The heads and limbs of the droids reform into a hideous mechanoid beast, with clawing hands and chomping droid heads that Jack must destroy. Samurai Jack is often light hearted, even in this episode. But, when things take a serious turn, they get very serious.

The reason why Samurai Jack is number 1 on my list is for the episode aptly numbered XXX, titled Jack and the Zombies. Here the wandering Jack takes the wrong turn on is journey and ends up in a lonely desolate graveyard where, as the mists roll in around the crumbling tombs, his only living company are the crows who watch him with interest.

As the mists surround him, Jack becomes aware of a child giggling and sees its fleeting shadow running in and out of the fog. The child is revealed to be a hideous hag who summons armies of zombies and skeletons to break free from their graves and surround Jack.

This whole episode is effectively a short horror film.
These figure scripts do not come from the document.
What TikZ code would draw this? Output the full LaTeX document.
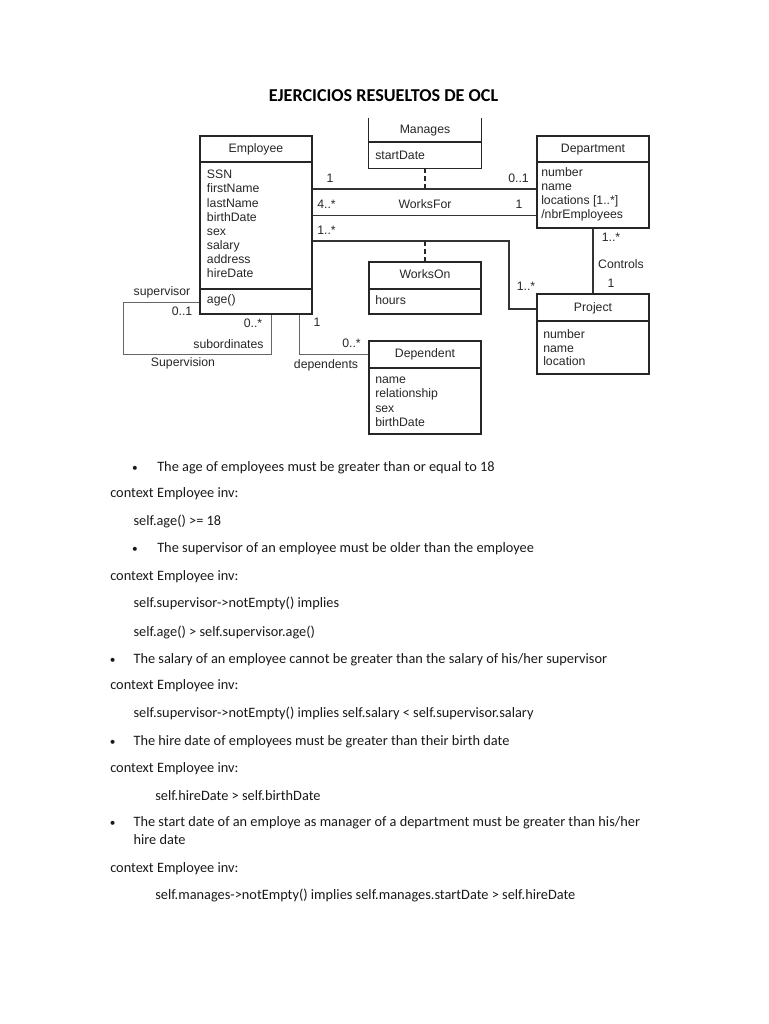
\documentclass[tikz,border=0pt]{standalone}
\usepackage{fontspec}
\setmainfont{Carlito}
\newfontfamily\umlfont{Liberation Sans}
\usetikzlibrary{calc,fit}

\tikzset{
  box/.style={draw=black!85, inner sep=0pt, line width=0.8pt},
  sep/.style={draw=black!85, line width=0.8pt},
  assoc/.style={draw=black!80, line width=0.8pt},
  link/.style={draw=black!60, line width=0.7pt},
  dotline/.style={draw=black!85, line width=0.8pt, dash pattern=on 3.5pt off 2.5pt},
  uml/.style={inner sep=0pt, text=black!85, font=\umlfont\fontsize{9.2}{11}\selectfont},
  cname/.style={uml, anchor=base},
  attr/.style={uml, anchor=base west},
  mult/.style={uml, anchor=base},
  txt/.style={anchor=base west, inner sep=0pt, text=black!90, font=\fontsize{10.75}{12}\selectfont},
  dot/.style={anchor=base, inner sep=0pt, text=black!90, font=\fontsize{8.5}{10}\selectfont},
}

\begin{document}
\begin{tikzpicture}[x=0.75pt,y=-0.75pt]
\pgfmathsetmacro{\dy}{14.1} % set attribute spacing

\useasboundingbox (0,0) rectangle (768,1024);

% title
\node[anchor=base, inner sep=0pt, font=\bfseries\fontsize{13.6}{16}\selectfont] (title) at (383.5,101.5) {EJERCICIOS RESUELTOS DE OCL};

% class boxes
\node[box, fit={(200,136) (312,314)}] (emp) {};
\node[inner sep=0pt, fit={(369,118) (481,168)}] (mng) {};
\node[box, fit={(369,262) (481,314)}] (wo) {};
\node[box, fit={(537,136) (649,228)}] (dept) {};
\node[box, fit={(537,294) (649,374)}] (proj) {};
\node[box, fit={(369,341) (481,434)}] (dpd) {};

% manages box is open at the top
\draw[sep] (mng.north west) |- (mng.south east) -- (mng.north east);

% compartment lines
\draw[sep] (emp.west |- 0,162) -- (emp.east |- 0,162);
\draw[sep] (emp.west |- 0,289) -- (emp.east |- 0,289);
\draw[sep] (mng.west |- 0,142) -- (mng.east |- 0,142);
\draw[sep] (wo.west |- 0,289) -- (wo.east |- 0,289);
\draw[sep] (dept.west |- 0,162) -- (dept.east |- 0,162);
\draw[sep] (proj.west |- 0,321) -- (proj.east |- 0,321);
\draw[sep] (dpd.west |- 0,368) -- (dpd.east |- 0,368);

% class names
\node[cname] (emp-n) at (emp.north |- 0,152.3) {Employee};
\node[cname] (mng-n) at (mng.north |- 0,133.3) {Manages};
\node[cname] (wo-n) at (wo.north |- 0,278) {WorksOn};
\node[cname] (dept-n) at (dept.north |- 0,152.3) {Department};
\node[cname] (proj-n) at (proj.north |- 0,311.7) {Project};
\node[cname] (dpd-n) at (dpd.north |- 0,357.3) {Dependent};

% attributes
\foreach \a [count=\i from 0] in {SSN,firstName,lastName,birthDate,sex,salary,address,hireDate}
  \node[attr] (e\i) at (206.7,{178.8+\i*\dy}) {\a};
\node[attr] (e-op) at (206.7,303.5) {age()};
\node[attr] (m0) at (375,159.3) {startDate};
\node[attr] (w0) at (375,304.3) {hours};
\foreach \a [count=\i from 0] in {number,name,{locations [1..*]},/nbrEmployees}
  \node[attr] (d\i) at (541,{176+\i*\dy}) {\a};
\foreach \a [count=\i from 0] in {number,name,location}
  \node[attr] (p\i) at (543,{338.3+\i*13.7}) {\a};
\foreach \a [count=\i from 0] in {name,relationship,sex,birthDate}
  \node[attr] (n\i) at (375,{383.3+\i*14.4}) {\a};

% associations
\coordinate (bend) at (509,241);
\coordinate (sup) at (123.3,354);
\draw[assoc] (emp.east |- 0,189) -- (dept.west |- 0,189);
\draw[assoc] (emp.east |- 0,215.5) -- (dept.west |- 0,215.5);
\draw[assoc] (emp.east |- bend) -- (bend) |- (proj.west |- 0,309);
\draw[assoc] (dept.south) -- (proj.north);
\draw[dotline] (mng.south) -- (mng.south |- 0,189);
\draw[dotline] (wo.north |- bend) -- (wo.north);
\draw[link] (emp.west |- 0,302.3) -| (sup) -| (emp.south -| 271,0);
\draw[link] (emp.south -| 299.3,0) |- (dpd.west |- 0,354.3);

% multiplicities and role names
\node[mult] (l1) at (330,182.7) {1};
\node[mult] (l2) at (518.5,182.7) {0..1};
\node[mult] (l3) at (326.5,208.5) {4..*};
\node[mult] (l4) at (425,208.5) {WorksFor};
\node[mult] (l5) at (519,208.5) {1};
\node[mult] (l6) at (326.5,234.5) {1..*};
\node[mult] (l7) at (611,241.7) {1..*};
\node[mult] (l8) at (621,268) {Controls};
\node[mult] (l9) at (611,287.3) {1};
\node[mult] (l10) at (526,290) {1..*};
\node[mult] (l11) at (162,295) {supervisor};
\node[mult] (l12) at (182,315) {0..1};
\node[mult] (l13) at (253,327.7) {0..*};
\node[mult] (l14) at (228.5,348.3) {subordinates};
\node[mult] (l15) at (183,366.7) {Supervision};
\node[mult] (l16) at (317,326.7) {1};
\node[mult] (l17) at (351.5,347.3) {0..*};
\node[mult] (l18) at (326,368.3) {dependents};

% constraints text
\node[dot] (b1) at (135,471.7) {•};
\node[txt] (t1) at (157,471.7) {The age of employees must be greater than or equal to 18};
\node[txt] (c1) at (110,497.7) {context Employee inv:};
\node[txt] (s1) at (133.3,525) {self.age() >= 18};
\node[dot] (b2) at (135,552.7) {•};
\node[txt] (t2) at (157,552.7) {The supervisor of an employee must be older than the employee};
\node[txt] (c2) at (110,580.7) {context Employee inv:};
\node[txt] (s2) at (133.3,607.3) {self.supervisor->notEmpty() implies};
\node[txt] (s3) at (133.3,636) {self.age() > self.supervisor.age()};
\node[dot] (b3) at (112.7,663.3) {•};
\node[txt] (t3) at (133.3,663.3) {The salary of an employee cannot be greater than the salary of his/her supervisor};
\node[txt] (c3) at (110,689.8) {context Employee inv:};
\node[txt] (s4) at (133.3,717) {self.supervisor->notEmpty() implies self.salary < self.supervisor.salary};
\node[dot] (b4) at (112.7,745) {•};
\node[txt] (t4) at (133.3,745) {The hire date of employees must be greater than their birth date};
\node[txt] (c4) at (110,772.2) {context Employee inv:};
\node[txt] (s5) at (155,800) {self.hireDate > self.birthDate};
\node[dot] (b5) at (112.7,826.7) {•};
\node[txt] (t5) at (133.3,826.7) {The start date of an employe as manager of a department must be greater than his/her};
\node[txt] (t6) at (133.3,844.5) {hire date};
\node[txt] (c5) at (110,872) {context Employee inv:};
\node[txt] (s6) at (155,899) {self.manages->notEmpty() implies self.manages.startDate > self.hireDate};

\end{tikzpicture}
\end{document}
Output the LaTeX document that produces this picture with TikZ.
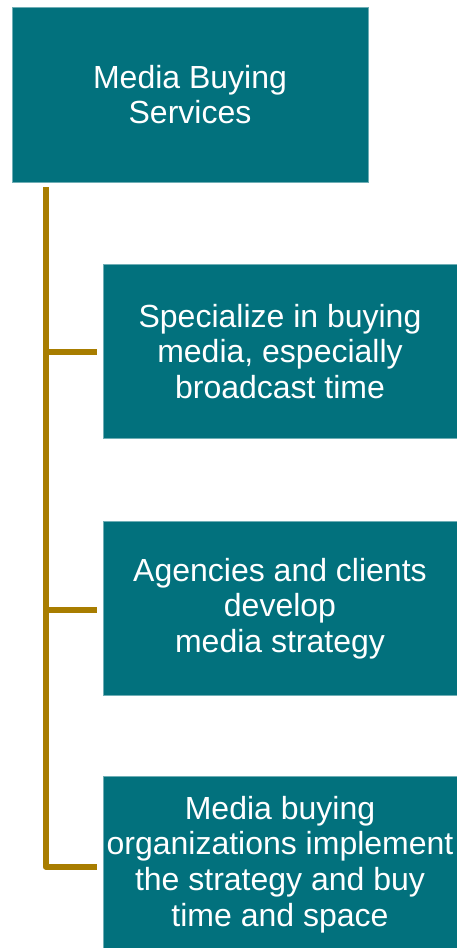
\documentclass[tikz,border=0pt]{standalone}
\usepackage{fontspec}
\setmainfont{Liberation Sans}
\definecolor{boxteal}{HTML}{02717D}
\definecolor{edgeteal}{HTML}{6FAEB5}
\definecolor{linegold}{HTML}{A87D00}
\tikzset{
  tealbox/.style={fill=boxteal, draw=edgeteal, line width=0.6pt, text=white, align=center,
    inner sep=0pt, font=\fontsize{32}{35.7}\selectfont},
  conn/.style={draw=linegold, line width=6pt, line join=round}
}
\begin{document}
\begin{tikzpicture}[x=1pt,y=-1pt]
\useasboundingbox (0,0) rectangle (457,948);
\node[tealbox, minimum width=356pt, minimum height=175pt] (top) at (190,94.5) {Media Buying\\Services};
\node[tealbox, minimum width=354pt, minimum height=174pt] (c1) at (280,351.5) {Specialize in buying\\media, especially\\broadcast time};
\node[tealbox, minimum width=354pt, minimum height=174pt] (c2) at (280,608.5) {Agencies and clients\\develop\\media strategy};
\node[tealbox, minimum width=354pt, minimum height=176pt] (c3) at (280,864.5) {Media buying\\organizations implement\\the strategy and buy\\time and space};
\coordinate (spine) at ([shift={(34pt,-5pt)}]top.south west);
\draw[conn] (spine) |- ([shift={(-6pt,-2pt)}]c3.west);
\draw[conn] (spine |- c1.west) -- ([xshift=-6pt]c1.west);
\draw[conn] ([yshift=-1pt]spine |- c2.west) -- ([shift={(-6pt,-1pt)}]c2.west);
\end{tikzpicture}
\end{document}
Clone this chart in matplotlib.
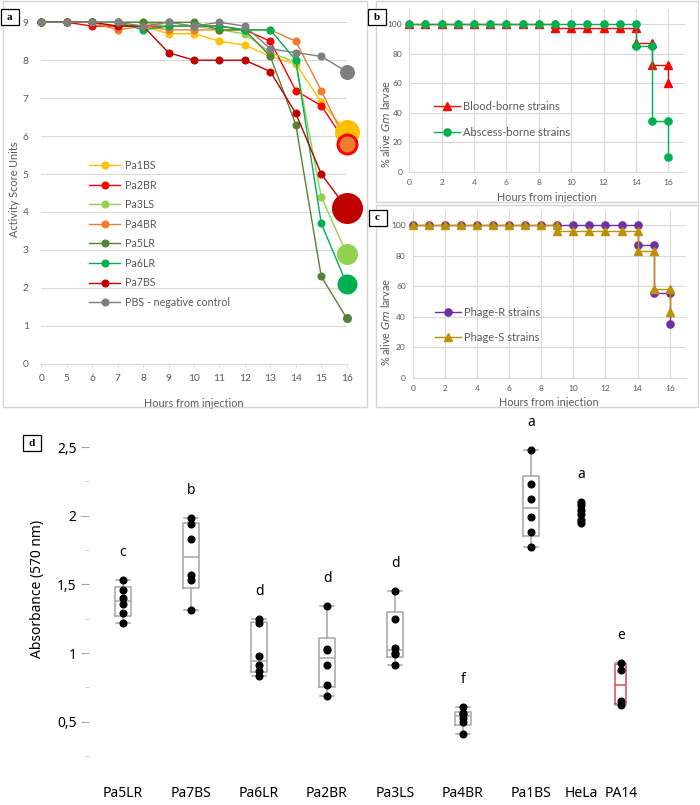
import numpy as np
import matplotlib
matplotlib.use('Agg')
import matplotlib.pyplot as plt
from matplotlib.patches import Rectangle
from matplotlib.cbook import boxplot_stats

plt.rcParams['font.family'] = ['Lato', 'DejaVu Sans']

# ---- panel a: activity score per strain
hours = ['0', '5', '6', '7', '8', '9', '10', '11', '12', '13', '14', '15', '16']
strains = ['Pa1BS', 'Pa2BR', 'Pa3LS', 'Pa4BR', 'Pa5LR', 'Pa6LR', 'Pa7BS', 'PBS - negative control']
pa1bs = [9, 9, 9, 8.9, 8.9, 8.7, 8.7, 8.5, 8.4, 8.1, 7.9, 6.9, 6.1]
pa2br = [9, 9, 8.9, 8.9, 8.9, 8.9, 8.9, 8.9, 8.8, 8.5, 7.2, 6.8, 5.8]
pa3ls = [9, 9, 9, 9, 9, 8.9, 8.9, 8.8, 8.7, 8.2, 7.95, 4.4, 2.9]
pa4br = [9, 9, 9, 8.8, 8.9, 8.8, 8.8, 8.8, 8.8, 8.8, 8.5, 7.2, 5.8]
pa5lr = [9, 9, 9, 9, 9, 9, 9, 8.8, 8.8, 8.1, 6.3, 2.3, 1.2]
pa6lr = [9, 9, 9, 9, 8.8, 8.9, 8.9, 8.9, 8.8, 8.8, 8.0, 3.7, 2.1]
pa7bs = [9, 9, 9, 8.9, 8.9, 8.2, 8.0, 8.0, 8.0, 7.7, 6.6, 5.0, 4.1]
pbs = [9, 9, 9, 9, 8.9, 9, 8.9, 9, 8.9, 8.3, 8.2, 8.1, 7.7]

# ---- panels b, c: survival (%)
surv_hours = list(range(17))
blood = [100] * 9 + [97] * 5 + [87, 72, 60]
abscess = [100] * 14 + [85, 34, 10]
phage_r = [100] * 14 + [87, 55.5, 35]
phage_s = [100] * 9 + [96.5] * 5 + [83, 58, 43]

# ---- panel d: absorbance
d_names = ['Pa5LR', 'Pa7BS', 'Pa6LR', 'Pa2BR', 'Pa3LS', 'Pa4BR', 'Pa1BS', 'HeLa', 'PA14']
d_values = [
    [1.22, 1.29, 1.36, 1.40, 1.46, 1.53],
    [1.31, 1.53, 1.57, 1.83, 1.94, 1.98],
    [0.83, 0.87, 0.91, 0.98, 1.22, 1.25],
    [0.69, 0.77, 0.91, 1.02, 1.03, 1.34],
    [0.91, 0.99, 1.00, 1.04, 1.25, 1.45],
    [0.41, 0.50, 0.53, 0.555, 0.56, 0.61],
    [1.77, 1.88, 1.99, 2.12, 2.23, 2.48],
    [1.95, 1.97, 2.01, 2.04, 2.08, 2.10],
    [0.62, 0.65, 0.88, 0.93],
]
d_letters = ['c', 'b', 'd', 'd', 'd', 'f', 'a', 'a', 'e']

W, H = 700, 805
fig = plt.figure(figsize=(W / 100, H / 100), dpi=100)


def fx(px):
    return px / W


def fy(py):
    return 1 - py / H


def axes_px(x0, y0, x1, y1):
    return fig.add_axes([fx(x0), fy(y1), (x1 - x0) / W, (y1 - y0) / H])


def frame(x0, y0, x1, y1):
    fig.patches.append(Rectangle((fx(x0), fy(y1)), (x1 - x0) / W, (y1 - y0) / H,
                                 transform=fig.transFigure, fill=False,
                                 ec='#d4d4d4', lw=1.0))


def tag(cx, cy, letter):
    fig.patches.append(Rectangle((fx(cx - 9), fy(cy + 8)), 18 / W, 16 / H,
                                 transform=fig.transFigure, fc='white',
                                 ec='black', lw=0.9, zorder=5))
    fig.text(fx(cx), fy(cy), letter, ha='center', va='center', fontsize=8,
             family='Liberation Serif', weight='bold', zorder=6)


GRID = '#d9d9d9'
TXT = '#595959'

frame(3, 1, 367, 407)
frame(376, 1, 698, 202)
frame(376, 205, 698, 407)

# ---------------- panel a
ax = axes_px(41.3, 22.3, 346.7, 363.7)
idx = np.arange(len(hours))
series = [pa1bs, pa2br, pa3ls, pa4br, pa5lr, pa6lr, pa7bs, pbs]
colors = ['#FFC000', '#FF0000', '#92D050', '#ED7D31', '#548235', '#00B050', '#C00000', '#7F7F7F']
end_px = [25, 22, 21, 16, 9, 20, 31, 15]
for name, vals, col in zip(strains, series, colors):
    ax.plot(idx, vals, color=col, lw=1.0, marker='o', ms=4.8, clip_on=False, label=name)
for vals, col, d in zip(series, colors, end_px):
    ax.plot(idx[-1], vals[-1], 'o', ms=d * 0.72, color=col, mew=0, clip_on=False, zorder=4)
ax.set_xlim(0, len(hours) - 1)
ax.set_ylim(0, 9)
ax.set_xticks(idx)
ax.set_xticklabels(hours)
ax.set_yticks(range(10))
ax.grid(axis='y', color=GRID, lw=0.8)
ax.set_axisbelow(True)
for s in ['top', 'right', 'left']:
    ax.spines[s].set_visible(False)
ax.spines['bottom'].set_color(GRID)
ax.tick_params(axis='x', length=2.5, color=GRID, labelcolor=TXT, labelsize=7.3, pad=5)
ax.tick_params(axis='y', length=0, labelcolor=TXT, labelsize=7.3, pad=9)
ax.set_xlabel('Hours from injection', color=TXT, fontsize=7.8)
ax.xaxis.set_label_coords(0.5, -0.1)
ax.set_ylabel('Activity Score Units', color=TXT, fontsize=7.8)
ax.yaxis.set_label_coords(-0.07, 0.51)
ax.legend(loc='upper left', bbox_to_anchor=(fx(89), fy(160)), bbox_transform=fig.transFigure,
          frameon=False, fontsize=7.7, handlelength=2.9, handletextpad=0.45,
          labelspacing=0.8, borderpad=0, borderaxespad=0, labelcolor=TXT)
tag(9.5, 17, 'a')


def km_steps(t, s):
    xs, ys = [t[0]], [s[0]]
    for i in range(1, len(t)):
        if s[i] != s[i - 1]:
            xs.append(t[i])
            ys.append(s[i - 1])
        xs.append(t[i])
        ys.append(s[i])
    return xs, ys


def survival_axes(box, curves, leg_top, leg_left, spacing):
    a = axes_px(*box)
    for lab, vals, col, mk in curves:
        xs, ys = km_steps(surv_hours, vals)
        a.plot(xs, ys, color=col, lw=1.0, marker=mk, ms=5.2, label=lab, clip_on=False)
    a.set_xlim(0, 17)
    a.set_ylim(0, 110)
    a.set_xticks(range(0, 17, 2))
    a.set_yticks(range(0, 101, 20))
    a.grid(color=GRID, lw=0.8)
    a.set_axisbelow(True)
    for s in ['top', 'right', 'left']:
        a.spines[s].set_visible(False)
    a.spines['bottom'].set_color(GRID)
    a.tick_params(length=0, labelcolor=TXT, labelsize=6, pad=5)
    a.set_xlabel('Hours from injection', color=TXT, fontsize=7.8)
    a.legend(loc='upper left', bbox_to_anchor=(fx(leg_left), fy(leg_top)),
             bbox_transform=fig.transFigure, frameon=False, fontsize=8,
             handlelength=2.35, handletextpad=0.25, labelspacing=spacing,
             borderpad=0, borderaxespad=0, labelcolor=TXT)
    return a


axb = survival_axes((409.3, 9.2, 684.5, 171.7),
                    [('Blood-borne strains', blood, '#FF0000', '^'),
                     ('Abscess-borne strains', abscess, '#00B050', 'o')], 101, 434, 1.33)
axb.xaxis.set_label_coords(0.5, -0.125)
fig.text(fx(386), fy(124), r'% alive $\it{Gm}$ larvae', rotation=90, ha='center', va='center',
         color=TXT, fontsize=7.8)
tag(377, 17.5, 'b')

axc = survival_axes((412.7, 210, 685.8, 377.7),
                    [('Phage-R strains', phage_r, '#7030A0', 'o'),
                     ('Phage-S strains', phage_s, '#BF9000', '^')], 307, 435, 1.25)
axc.xaxis.set_label_coords(0.5, -0.115)
fig.text(fx(386), fy(322), r'% alive $\it{Gm}$ larvae', rotation=90, ha='center', va='center',
         color=TXT, fontsize=7.8)
tag(377.5, 218, 'c')

# ---------------- panel d
axd = axes_px(89, 412.7, 701, 783.5)
pos = [1, 2, 3, 4, 5, 6, 7, 7.735, 8.32]
widths = [0.235] * 7 + [0.1, 0.157]
edge = ['#A6A6A6'] * 7 + ['#A9D18E', '#D0505A']
stats = []
for vals in d_values:
    st = boxplot_stats(vals, whis=(0, 100))[0]
    st['q1'], st['med'], st['q3'] = np.percentile(vals, [25, 50, 75], method='weibull')
    stats.append(st)
bp = axd.bxp(stats, positions=pos, widths=widths, capwidths=[0.22] * 7 + [0.1, 0.157],
             showfliers=False, patch_artist=False)
for i, col in enumerate(edge):
    bp['boxes'][i].set(color=col, lw=1.1)
    bp['medians'][i].set(color=col, lw=1.1)
    for k in (2 * i, 2 * i + 1):
        bp['whiskers'][k].set(color='#A6A6A6', lw=1.1)
        bp['caps'][k].set(color='#A6A6A6', lw=1.1)
for p, vals, lt in zip(pos, d_values, d_letters):
    axd.plot([p] * len(vals), vals, 'o', color='black', ms=4.8, zorder=4)
    axd.text(p, max(vals) + 0.2, lt, ha='center', va='center', fontsize=10,
             family='Noto Sans')
axd.set_xlim(0.5, 9.5)
axd.set_ylim(0.05, 2.75)
axd.set_xticks(pos)
axd.set_xticklabels(d_names, family='Noto Sans', fontsize=10)
axd.set_yticks([0.5, 1, 1.5, 2, 2.5])
axd.set_yticklabels(['0,5', '1', '1,5', '2', '2,5'], family='Noto Sans', fontsize=10)
axd.set_yticks([0.25, 0.75, 1.25, 1.75, 2.25], minor=True)
for s in axd.spines.values():
    s.set_visible(False)
axd.tick_params(axis='x', length=0, pad=2)
axd.tick_params(axis='y', which='major', length=6, color='#A6A6A6', pad=3)
axd.tick_params(axis='y', which='minor', length=3, color='#C8C8C8')
fig.text(fx(38), fy(589), 'Absorbance (570 nm)', rotation=90, ha='center', va='center',
         fontsize=10, family='Noto Sans')
tag(32, 443, 'd')

fig.savefig('out.png', dpi=100)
I can remember the first time I watched it, but it was late at night and I was alone. Mesmerised and terrified, I was already full grown when I saw this. It’s really fantastic and a great example of what animation can be when it is approached with the care of a traditional film.

The atmosphere that Tartakovsky creates is incredible. Let’s not forget that this is a children’s cartoon, though this episode cannot be aimed at them.

The hag screaming towards Jack over the graves, the long pauses of silence as the zombie silhouettes stare Jack down – it’s outstanding. I highly recommend that fans of horror, and students of film alike, check it out wherever they can.

In terms of children’s cartoons, Jack and the Zombies is the scariest cartoon I have ever seen from any decade. It’s an absolute masterclass. Watch it alone with the lights out, and see just how long you can last without looking over your shoulder!